A bill to prevent the tax-exempt financing of professional sports stadiums may not stand much of a chance on its own, but the bill might realistically be rolled into a wider tax package with much more serious implications for the municipal bond market.
“I see enough of these bills proposed on a standalone basis,” said Rich Moore, tax partner at Orrick, Herrington & Sutcliffe. “I always think the importance of seeing a bill on a standalone basis is that it is not so much that the bill will pass on a standalone basis. The much more likely reality is that it means it might be part and parcel of the next larger bill that passes.”
The No Tax Subsidies for Stadiums Act of 2022, introduced by Rep. Jackie Speier, D-Calif., Rep.
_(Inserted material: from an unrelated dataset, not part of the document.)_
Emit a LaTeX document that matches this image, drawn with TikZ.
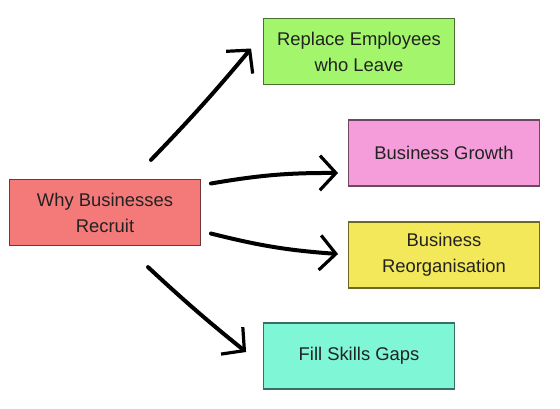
\documentclass[tikz,border=0pt]{standalone}
\usepackage{fontspec}
\setmainfont{Liberation Sans}
\usetikzlibrary{arrows.meta}
\definecolor{cred}{HTML}{F47A7A}
\definecolor{cgreen}{HTML}{A3F56C}
\definecolor{cpink}{HTML}{F49DDA}
\definecolor{cyellow}{HTML}{F3E85A}
\definecolor{cteal}{HTML}{7FF6D6}
\definecolor{ctext}{HTML}{222222}
\tikzset{
  box/.style={draw=#1!45!black, fill=#1, line width=0.9pt, minimum width=143pt, minimum height=49.5pt,
    inner sep=0pt, align=center, text=ctext, font=\fontsize{13.8}{19.5}\selectfont},
  arr/.style={line width=3pt, line cap=round, black,
    -{Straight Barb[length=12pt,width=26pt,line width=2.4pt]}},
}
\begin{document}
\begin{tikzpicture}[x=0.75pt,y=-0.75pt]
\useasboundingbox (0,0) rectangle (560,408);
\node[box=cred] (why) at (105,212.5) {Why Businesses\\Recruit};
\node[box=cgreen] (rep) at (359,51.5) {Replace Employees\\who Leave};
\node[box=cpink] (gro) at (444,153) {Business Growth};
\node[box=cyellow] (reo) at (444,255) {Business\\Reorganisation};
\node[box=cteal] (fil) at (359,356) {Fill Skills Gaps};
\draw[arr] ([shift={(46,-19)}]why.north) to[bend right=2] ([shift={(-12,-3)}]rep.west);
\draw[arr] ([shift={(10,-29)}]why.east) to[bend left=5] ([shift={(-10,20)}]gro.west);
\draw[arr] ([shift={(10,21)}]why.east) to[bend right=5] ([shift={(-10,-1)}]reo.west);
\draw[arr] ([shift={(43,21)}]why.south) to[bend right=2] ([shift={(-17,-4)}]fil.west);
\end{tikzpicture}
\end{document}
Earl Blumenauer, D-Ore., and Rep. Don Breyer, D-Va., depending on how discussions land in the coming weeks, could be integrated into some of the provisions that were left behind in the Build Back Better bill.
“Technically, it's a tax title and we know what happened to all the tax titles in Build Back Better,” said Emily Brock, director of the federal liaison center at the Government Finance Officers Association.
If there is any kind of motivation to revive some of these previous Build Back Better Bill discussions in the coming months, it would likely become part of that, Brock said.
The issue of prohibiting the use of tax-exempt private activity bonds for the financing of sports stadiums has become a recurring hot-button issue in recent years. In 2014, Sen. Tom Coburn, R-Okla. called for a ban on federal tax-exempt financing for sports stadiums and in his 2016 and 2017 fiscal budgets, President Obama proposed prohibiting tax-exempt bonds from being used for financing private sports facilities by eliminating the private payment test, to no avail.
The issue was revived again during negotiations for The Tax Cuts and Jobs Act, where its inclusion in the final Senate bill was cut, but the elimination of advance refunding was left in, leaving some muni market advocates bewildered.
“We were a little baffled,” Brock said. “One could probably presume there were NFL commissioners that were probably playing a role while the rest of us were lobbying for other things [like advance refunding].”
The bill is being viewed as more of a political move by its authors ahead of the November midterm election. They are also framing the issue within a social context, saying that the billionaire team owners don’t deserve tax exemptions.
“It doesn’t make economic sense, and it’s particularly galling given the league’s longstanding failure to address issues of sexual harassment and sexual assault as well as ongoing racial and gender discrimination and domestic violence,” Speier said in the announcement of the bill.
That appears to some as a direct plea to voters. “What does that have to do with tax exemption?” said Susannah Page, senior vice president and manager of research at Roosevelt & Cross. “They're populist, they are against the billionaires and they're trying to make a point,” she added. “Definitely political.”
Several sports franchises have financed projects in recent years through tax-exempt bonds. The Atlanta Falcons' $1.4 billion Mercedes-Benz Stadium was financed in part through $200 million of tax exempt bonds, half of the $1.2 billion used to finance the Dallas Cowboys' AT&T Stadium was done through tax-free bonds as well as half of the Minnesota Vikings $1 billion Vikings Stadium.
Of the 57 stadiums built since 2000, 43 of them were at least in part financed by tax-exempt municipal bonds, according to a March 2020 report by the National Tax Journal.
But stadium bonds make up a small portion of municipal bond issuances and if passed, the market will likely get around it with not much of an effect on issuances.
“Stadium bonds are a very minimal portion of the tax exempt bond market,” Moore said. “If Congress is worked up and bothered by this then it's putting a target on the municipal bond industry,” Moore said. “Maybe there are worse things to lose.”
But if the only way to finance sports stadiums were through taxable bonds, then the costs may be shifted to other participants in the market.
“If stadium projects are required to do taxable financing, that costs more,” said Dave Erdman, capital finance director for the State of Wisconsin. “Costs are going to be passed on either to taxpayers, or costs are going to be passed on to fans.”
“Those additional costs might cause the project scope to be changed and with a project scope changing, or a project not happening at all, you lose that opportunity to have other resulting development that comes with stadium projects,” Erdman said.
But those funds could also be directed in a different direction, should a municipality choose not to go ahead with a stadium project.
“There are short-term construction jobs that are created [with a stadium financing],” Page said. “If you build a hospital or affordable housing project, they would have created construction jobs, too, so it's not necessarily exclusive to the stadium.”
Like when advance refunding was eliminated as a taxable item as part of the Tax Cuts and Jobs Act, the market adapted and began to issue taxable advance refunding deals.
“I'm guessing they might even be more popular because it’s a different audience,” Page said. “You’ve got the taxable buyers, and crossover investors,” she said. “Stadium deals are a decent size and can be very big so that they might be of more interest to a wider audience.
"I think it would not be that much of an issue for us,” she added.
But whether this will become part of a larger bill or whether this will be part of a larger tax measure will be decided in upcoming discussions, Brock said.